- [TASK PROMPT]: Write each line of the material exactly as given, from the top through the line that contains "33.0, 33.5, 34.0]", and omit all pictures.

- [SUPPLIED DATA]:

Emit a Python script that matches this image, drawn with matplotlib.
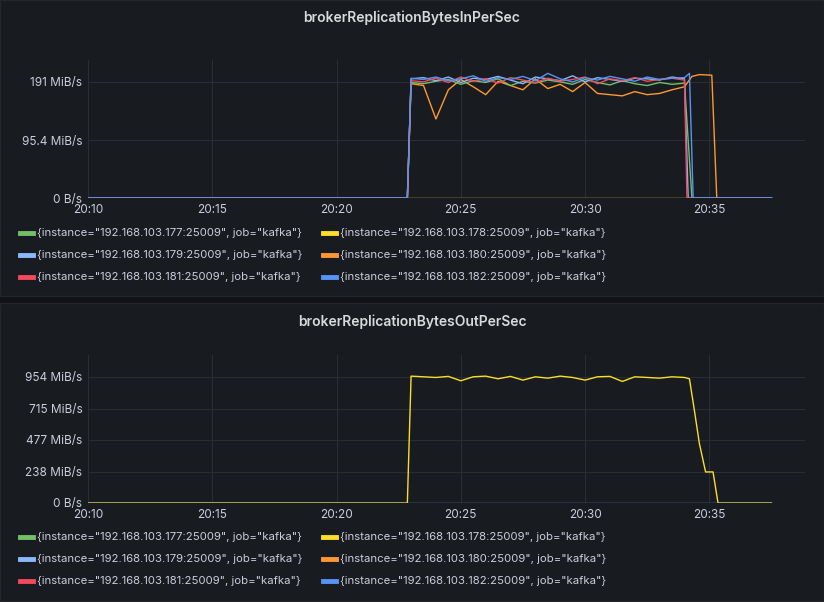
import matplotlib
matplotlib.use("Agg")
import matplotlib.pyplot as plt
from matplotlib.patches import Rectangle
from matplotlib.lines import Line2D

plt.rcParams["font.family"] = ["Inter", "DejaVu Sans"]

# time in minutes after 20:00
plateau_t = [23.0, 23.5, 24.0, 24.5, 25.0, 25.5, 26.0, 26.5, 27.0, 27.5, 28.0, 28.5,
             29.0, 29.5, 30.0, 30.5, 31.0, 31.5, 32.0, 32.5, 33.0, 33.5, 34.0]

in_green = [190, 188, 192, 195, 187, 193, 190, 196, 185, 192, 189, 194, 191, 187, 195, 190, 186, 193, 188, 185, 190, 187, 189]
in_lblue = [196, 198, 193, 199, 190, 197, 195, 200, 194, 188, 199, 196, 193, 201, 191, 198, 195, 192, 197, 196, 194, 199, 196]
in_red = [193, 191, 197, 190, 199, 192, 196, 189, 198, 194, 190, 197, 192, 195, 199, 188, 196, 193, 198, 192, 195, 197, 194]
in_blue = [197, 195, 199, 193, 196, 201, 192, 198, 195, 200, 193, 205, 196, 191, 198, 194, 200, 196, 192, 199, 195, 197, 198]
in_orange = [188, 185, 130, 178, 195, 183, 170, 192, 185, 178, 196, 180, 187, 175, 190, 172, 170, 168, 175, 170, 172, 178, 183]

green_tail_t, green_tail = [34.3], [0]
lblue_tail_t, lblue_tail = [34.15], [0]
red_tail_t, red_tail = [34.1], [0]
blue_tail_t, blue_tail = [34.2, 34.35], [205, 0]
orange_tail_t, orange_tail = [34.3, 34.6, 35.1, 35.3], [200, 203, 202, 0]

out_yellow = [960, 955, 950, 958, 925, 955, 960, 940, 958, 930, 955, 945, 960, 950, 930, 955, 958, 920, 955, 950, 945, 955, 950]
out_tail_t = [34.2, 34.4, 34.6, 34.85, 35.15, 35.35]
out_tail = [940, 700, 450, 235, 235, 0]

start_t = [10.0, 22.85]
labels = ['{instance="192.168.103.177:25009", job="kafka"}', '{instance="192.168.103.178:25009", job="kafka"}',
          '{instance="192.168.103.179:25009", job="kafka"}', '{instance="192.168.103.180:25009", job="kafka"}',
          '{instance="192.168.103.181:25009", job="kafka"}', '{instance="192.168.103.182:25009", job="kafka"}']
colors = ["#73BF69", "#FADE2A", "#8AB8FF", "#FF9830", "#F2495C", "#5794F2"]
GREEN, YELLOW, LBLUE, ORANGE, RED, BLUE = colors

W, H = 824, 602
fig = plt.figure(figsize=(W / 100, H / 100), dpi=100, facecolor="#111217")
for y0, y1 in [(0, 296), (303, 601)]:
    fig.patches.append(Rectangle((0, 1 - y1 / H), 1, (y1 - y0) / H, transform=fig.transFigure,
                                 facecolor="#181b1f", edgecolor="#24262b", lw=1, zorder=0))

txt = "#ccccdc"
flat_t = [10.0, 37.5]


def style(ax, ylim, ticks, ticklabels):
    ax.set_zorder(2)
    ax.set_facecolor("#181b1f")
    ax.set_xlim(10.0, 38.85)
    ax.set_ylim(*ylim)
    ax.set_xticks([10, 15, 20, 25, 30, 35])
    ax.set_xticklabels(["20:10", "20:15", "20:20", "20:25", "20:30", "20:35"])
    ax.set_yticks(ticks)
    ax.set_yticklabels(ticklabels)
    ax.grid(True, color="#2a2d33", lw=0.8)
    for s in ax.spines.values():
        s.set_visible(False)
    ax.tick_params(colors=txt, labelsize=8.5, length=0, pad=4)


def legend(top):
    for i, (lab, c) in enumerate(zip(labels, colors)):
        col, row = i % 2, i // 2
        xm = 20 if col == 0 else 323
        y = 1 - (top + row * 22) / H
        fig.add_artist(Line2D([xm / W, (xm + 13) / W], [y, y], color=c, lw=3.5, transform=fig.transFigure))
        fig.text((xm + 17) / W, y, lab, color=txt, fontsize=8.2, va="center")


# top panel
ax1 = fig.add_axes([88 / W, 1 - 198 / H, (805 - 88) / W, (198 - 60) / H])
style(ax1, (0, 227), [0, 95.4, 191], ["0 B/s", "95.4 MiB/s", "191 MiB/s"])
ax1.plot(flat_t, [0, 0], color=YELLOW, lw=1)
for vals, tt, tv, c in [(in_orange, orange_tail_t, orange_tail, ORANGE),
                        (in_green, green_tail_t, green_tail, GREEN),
                        (in_lblue, lblue_tail_t, lblue_tail, LBLUE),
                        (in_red, red_tail_t, red_tail, RED),
                        (in_blue, blue_tail_t, blue_tail, BLUE)]:
    ax1.plot(start_t + plateau_t + tt + [37.5], [0, 0] + vals + tv + [0], color=c, lw=1)
ax1.plot([10.0, 22.85], [0, 0], color=BLUE, lw=1)
ax1.plot([34.4, 37.5], [0, 0], color=BLUE, lw=1)
fig.text(0.5, 1 - 18 / H, "brokerReplicationBytesInPerSec", color="#d8d9da", fontsize=10,
         fontweight="semibold", ha="center", va="center")
legend(233)

# bottom panel
ax2 = fig.add_axes([88 / W, 1 - 503 / H, (805 - 88) / W, (503 - 355) / H])
style(ax2, (0, 1120), [0, 238, 477, 715, 954], ["0 B/s", "238 MiB/s", "477 MiB/s", "715 MiB/s", "954 MiB/s"])
ax2.plot(start_t + plateau_t + out_tail_t + [37.5], [0, 0] + out_yellow + out_tail + [0], color=YELLOW, lw=1)
ax2.plot(flat_t, [0, 0], color=BLUE, lw=1)
fig.text(0.5, 1 - 322 / H, "brokerReplicationBytesOutPerSec", color="#d8d9da", fontsize=10,
         fontweight="semibold", ha="center", va="center")
legend(537)

fig.savefig("out.png", dpi=100, facecolor=fig.get_facecolor())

- [TASK OUTPUT]:
Emit a Python script that matches this image, drawn with matplotlib.
import matplotlib
matplotlib.use("Agg")
import matplotlib.pyplot as plt
from matplotlib.patches import Rectangle
from matplotlib.lines import Line2D

plt.rcParams["font.family"] = ["Inter", "DejaVu Sans"]

# time in minutes after 20:00
plateau_t = [23.0, 23.5, 24.0, 24.5, 25.0, 25.5, 26.0, 26.5, 27.0, 27.5, 28.0, 28.5,
             29.0, 29.5, 30.0, 30.5, 31.0, 31.5, 32.0, 32.5, 33.0, 33.5, 34.0]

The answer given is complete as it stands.